Equitable Considerations and Judicial Economy
The court also discussed the equitable considerations at play, asserting that allowing Kelley to recover the book value of his shares could lead to unjust enrichment. Since the other shareholders had voted to extend the corporation's life, the court reasoned that Kelley's position might not accurately reflect a fair distribution of the corporation's assets. The potential for discrepancies in how liquidation values were calculated further complicated the matter, suggesting that the resolution of such issues would require in-depth examination that was more appropriately handled by New Jersey courts. The court emphasized that judicial economy favored allowing the case to remain in the state where the corporation was incorporated, thereby promoting efficient use of resources and avoiding conflicting judgments.
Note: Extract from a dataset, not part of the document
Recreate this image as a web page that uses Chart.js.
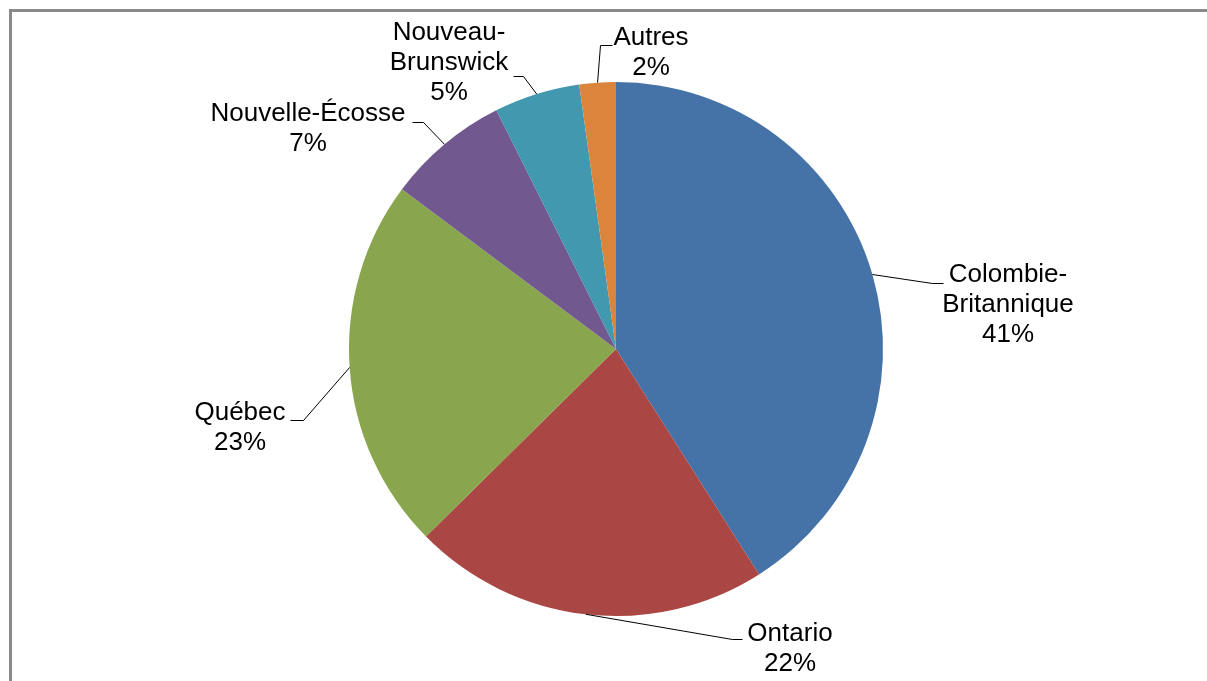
<!DOCTYPE html>
<html lang="fr">
<head>
<meta charset="utf-8">
<title>Répartition par province</title>
<script src="https://cdn.jsdelivr.net/npm/chart.js@4.4.1/dist/chart.umd.min.js"></script>
<style>
  html,body{margin:0;padding:0;background:#fff;}
  #wrap{width:1207px;height:681px;position:relative;}
</style>
</head>
<body>
<div id="wrap"><canvas id="pie" width="1207" height="681"></canvas></div>
<script>
'use strict';

// data (share of total, %)
const provinces=[['Colombie-','Britannique'],['Ontario'],['Québec'],['Nouvelle-Écosse'],['Nouveau-','Brunswick'],['Autres']];
const shares=[41.0,21.6,22.6,7.4,5.2,2.2];
const sliceColors=['#4572A7','#AA4643','#89A54E','#71588F','#4198AF','#DB843C'];

// label placement, relative to the pie centre: text block centre, elbow, end of leader
const labelLayout=[
  {tx:392,ty:-44,ex:316,ey:-66,hx:327},
  {tx:174,ty:300,ex:116,ey:290,hx:126},
  {tx:-376,ty:79,ex:-313,ey:71,hx:-326},
  {tx:-308,ty:-220,ex:-193,ey:-227,hx:-204},
  {tx:-167,ty:-286,ex:-93,ey:-273,hx:-103},
  {tx:35,ty:-296,ex:-16,ey:-304,hx:-4},
];

const FONT='26px "Liberation Sans", Arial, sans-serif';
const LINE_H=30;

const frame={
  id:'frame',
  beforeDraw(chart){
    const {ctx,width,height}=chart;
    ctx.save();
    ctx.fillStyle='#fff';ctx.fillRect(0,0,width,height);
    ctx.fillStyle='#8a8a8a';
    ctx.fillRect(9,9,width-9,3);
    ctx.fillRect(9,9,3,height-9);
    ctx.restore();
  }
};

const outsideLabels={
  id:'outsideLabels',
  afterDatasetsDraw(chart){
    const {ctx}=chart;
    const meta=chart.getDatasetMeta(0);
    const total=shares.reduce((s,v)=>s+v,0);
    ctx.save();
    ctx.font=FONT;
    ctx.textAlign='center';
    ctx.textBaseline='middle';
    meta.data.forEach((arc,i)=>{
      const L=labelLayout[i];
      const mid=(arc.startAngle+arc.endAngle)/2;
      const cx=arc.x,cy=arc.y,r=arc.outerRadius;
      ctx.strokeStyle='#000';ctx.lineWidth=1;
      ctx.beginPath();
      ctx.moveTo(cx+r*Math.cos(mid),cy+r*Math.sin(mid));
      ctx.lineTo(cx+L.ex+0.5,cy+L.ey+0.5);
      ctx.lineTo(cx+L.hx+0.5,cy+L.ey+0.5);
      ctx.stroke();
      const lines=[...provinces[i],Math.round(shares[i]/total*100)+'%'];
      const y0=cy+L.ty-(lines.length-1)*LINE_H/2;
      ctx.fillStyle='#000';
      lines.forEach((t,k)=>ctx.fillText(t,cx+L.tx,y0+k*LINE_H));
    });
    ctx.restore();
  }
};

new Chart(document.getElementById('pie'),{
  type:'pie',
  data:{
    labels:provinces,
    datasets:[{data:shares,backgroundColor:sliceColors,borderWidth:0}],
  },
  options:{
    responsive:false,
    animation:false,
    layout:{padding:{left:349,right:324,top:82,bottom:65}},
    plugins:{legend:{display:false},tooltip:{enabled:false}},
  },
  plugins:[frame,outsideLabels],
});
</script>
</body>
</html>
These equitable considerations contributed to the court's conclusion that the district court's dismissal was justified.
Conclusion
In conclusion, the court affirmed the district court's judgment to dismiss Kelley's complaint based on the doctrine of forum non conveniens. It determined that the complexities of the case, the absence of fraudulent conduct by the defendant, and the significant legal questions rooted in New Jersey law warranted deference to the local courts. The court reinforced the principle that federal courts should generally refrain from intervening in the internal affairs of foreign corporations unless compelling reasons dictate otherwise. By upholding the lower court's decision, the appellate court emphasized the importance of maintaining appropriate boundaries between state and federal jurisdictions in corporate matters, ultimately ensuring that disputes are resolved in the most suitable forum.